* START *
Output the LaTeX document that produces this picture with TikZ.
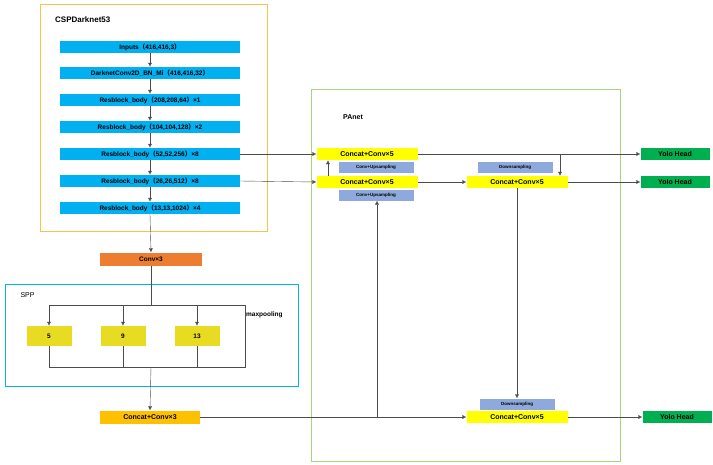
\documentclass[tikz,border=0pt]{standalone}
\usepackage{fontspec}
\setmainfont{Liberation Sans}
\newfontfamily\cjk{Noto Sans CJK SC}
\usetikzlibrary{positioning, arrows.meta}
\definecolor{cspblue}{HTML}{00B0F0}
\definecolor{convorange}{HTML}{ED7D31}
\definecolor{catorange}{HTML}{FFC000}
\definecolor{sppyellow}{HTML}{E8DC22}
\definecolor{panyellow}{HTML}{FFFF00}
\definecolor{samplav}{HTML}{8EA9DB}
\definecolor{headgreen}{HTML}{00B050}
\definecolor{frameorange}{HTML}{F8C34A}
\definecolor{framegreen}{HTML}{A9D47E}
\newcommand{\lp}{{\cjk （}}
\newcommand{\rp}{{\cjk ）}}
\tikzset{
  blk/.style={inner sep=0pt, font=\bfseries\fontsize{6.5}{7}\selectfont},
  res/.style={blk, fill=cspblue, minimum width=180pt, minimum height=12pt},
  cat/.style={blk, fill=panyellow, minimum width=101pt, minimum height=12pt, font=\bfseries\fontsize{7}{8}\selectfont},
  samp/.style={blk, fill=samplav, minimum width=75pt, minimum height=11pt, font=\bfseries\fontsize{4.5}{5}\selectfont},
  head/.style={blk, fill=headgreen, minimum width=69pt, minimum height=12pt, font=\bfseries\fontsize{7}{8}\selectfont},
  pool/.style={blk, fill=sppyellow, minimum width=45pt, minimum height=20pt},
  link/.style={draw=black!70, -{Latex[length=4pt,width=4pt]}},
  wire/.style={draw=black!70}
}
\begin{document}
\begin{tikzpicture}[x=1pt, y=-1pt]
	\useasboundingbox (0,0) rectangle (713,464);
	% frames
	\draw[frameorange, thick] (40,4) rectangle (267,231);
	\draw[cspblue, thick] (5,284) rectangle (298,386);
	\draw[framegreen, thick] (311,89) rectangle (620,461);
	\node[blk, anchor=west, font=\bfseries\fontsize{8}{9}\selectfont] (cspt) at (55,20) {CSPDarknet53};
	\node[anchor=west, font=\fontsize{7}{8}\selectfont] (sppt) at (17,295) {SPP};
	\node[blk, anchor=west] (maxp) at (246,315) {maxpooling};
	\node[blk, anchor=west, font=\bfseries\fontsize{7}{8}\selectfont] (pant) at (343,117) {PAnet};

	% backbone
	\node[res] (r0) at (150,47)  {Inputs\lp416,416,3\rp};
	\node[res] (r1) at (150,73)  {DarknetConv2D\_BN\_Mi\lp416,416,32\rp};
	\node[res] (r2) at (150,100) {Resblock\_body\lp208,208,64\rp ×1};
	\node[res] (r3) at (150,127) {Resblock\_body\lp104,104,128\rp ×2};
	\node[res] (r4) at (150,154) {Resblock\_body\lp52,52,256\rp ×8};
	\node[res] (r5) at (150,181) {Resblock\_body\lp26,26,512\rp ×8};
	\node[res] (r6) at (150,208) {Resblock\_body\lp13,13,1024\rp ×4};
	\foreach \a/\b in {r0/r1, r1/r2, r2/r3, r3/r4, r4/r5, r5/r6}
		\draw[link] (\a) -- (\b);

	\node[blk, fill=convorange, minimum width=102pt, minimum height=13pt] (conv) at (151,259) {Conv×3};
	\draw[link] (r6.south) -- (conv.north);

	% SPP
	\node[pool] (p5)  at (49,336)  {5};
	\node[pool] (p9)  at (123,336) {9};
	\node[pool] (p13) at (197,336) {13};
	\coordinate (top) at (151,305);
	\coordinate (bot) at (151,367);
	\draw[wire] (conv.south) -- (top);
	\draw[wire] (p5.north |- top) -- (245,305) -- (245,367) -- (p5.south |- bot);
	\foreach \p in {p5, p9, p13} {
		\draw[link] (\p.north |- top) -- (\p.north);
		\draw[wire] (\p.south) -- (\p.south |- bot);
	}
	\node[blk, fill=catorange, minimum width=100pt, minimum height=13pt, font=\bfseries\fontsize{7}{8}\selectfont] (cat0) at (150,417) {Concat+Conv×3};
	\draw[link] (bot) -- (cat0.north);

	% PAnet
	\node[cat] (c1) at (367,154) {Concat+Conv×5};
	\node[samp] (u1) at (376,167) {Conv+Upsampling};
	\node[cat] (c2) at (367,182) {Concat+Conv×5};
	\node[samp] (u2) at (376,195) {Conv+Upsampling};
	\node[cat] (c3) at (517,182) {Concat+Conv×5};
	\node[samp] (d1) at (515,167) {Downsampling};
	\node[cat] (c4) at (517,417) {Concat+Conv×5};
	\node[samp] (d2) at (517,404) {Downsampling};
	\node[head] (h1) at (675,154) {Yolo Head};
	\node[head] (h2) at (675,182) {Yolo Head};
	\node[head] (h3) at (677,417) {Yolo Head};
	\coordinate (j1) at (377,417);
	\coordinate (j2) at (560,154);

	\draw[link] (r4.east) -- (c1.west);
	\draw[link] (r5.east) -- (c2.west);
	\draw[link] (c2.north -| 328,0) -- (c1.south -| 328,0);
	\draw[link] (c1.east) -- (h1.west);
	\draw[link] (j2) -- (j2 |- c3.north);
	\draw[link] (c2.east) -- (c3.west);
	\draw[link] (c3.east) -- (h2.west);
	\draw[link] (c3.south) -- (d2.north);
	\draw[link] (cat0.east) -- (c4.west);
	\draw[link] (j1) -- (j1 |- u2.south);
	\draw[link] (c4.east) -- (h3.west);
\end{tikzpicture}
\end{document}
* END *
* THE EXERCISE: Take the material above from its first line through the line holding "(pant) at (343,117)" and set it down exactly, without the pictures.

* ANSWER BELOW:
Output the LaTeX document that produces this picture with TikZ.
\documentclass[tikz,border=0pt]{standalone}
\usepackage{fontspec}
\setmainfont{Liberation Sans}
\newfontfamily\cjk{Noto Sans CJK SC}
\usetikzlibrary{positioning, arrows.meta}
\definecolor{cspblue}{HTML}{00B0F0}
\definecolor{convorange}{HTML}{ED7D31}
\definecolor{catorange}{HTML}{FFC000}
\definecolor{sppyellow}{HTML}{E8DC22}
\definecolor{panyellow}{HTML}{FFFF00}
\definecolor{samplav}{HTML}{8EA9DB}
\definecolor{headgreen}{HTML}{00B050}
\definecolor{frameorange}{HTML}{F8C34A}
\definecolor{framegreen}{HTML}{A9D47E}
\newcommand{\lp}{{\cjk （}}
\newcommand{\rp}{{\cjk ）}}
\tikzset{
  blk/.style={inner sep=0pt, font=\bfseries\fontsize{6.5}{7}\selectfont},
  res/.style={blk, fill=cspblue, minimum width=180pt, minimum height=12pt},
  cat/.style={blk, fill=panyellow, minimum width=101pt, minimum height=12pt, font=\bfseries\fontsize{7}{8}\selectfont},
  samp/.style={blk, fill=samplav, minimum width=75pt, minimum height=11pt, font=\bfseries\fontsize{4.5}{5}\selectfont},
  head/.style={blk, fill=headgreen, minimum width=69pt, minimum height=12pt, font=\bfseries\fontsize{7}{8}\selectfont},
  pool/.style={blk, fill=sppyellow, minimum width=45pt, minimum height=20pt},
  link/.style={draw=black!70, -{Latex[length=4pt,width=4pt]}},
  wire/.style={draw=black!70}
}
\begin{document}
\begin{tikzpicture}[x=1pt, y=-1pt]
	\useasboundingbox (0,0) rectangle (713,464);
	% frames
	\draw[frameorange, thick] (40,4) rectangle (267,231);
	\draw[cspblue, thick] (5,284) rectangle (298,386);
	\draw[framegreen, thick] (311,89) rectangle (620,461);
	\node[blk, anchor=west, font=\bfseries\fontsize{8}{9}\selectfont] (cspt) at (55,20) {CSPDarknet53};
	\node[anchor=west, font=\fontsize{7}{8}\selectfont] (sppt) at (17,295) {SPP};
	\node[blk, anchor=west] (maxp) at (246,315) {maxpooling};
	\node[blk, anchor=west, font=\bfseries\fontsize{7}{8}\selectfont] (pant) at (343,117) {PAnet};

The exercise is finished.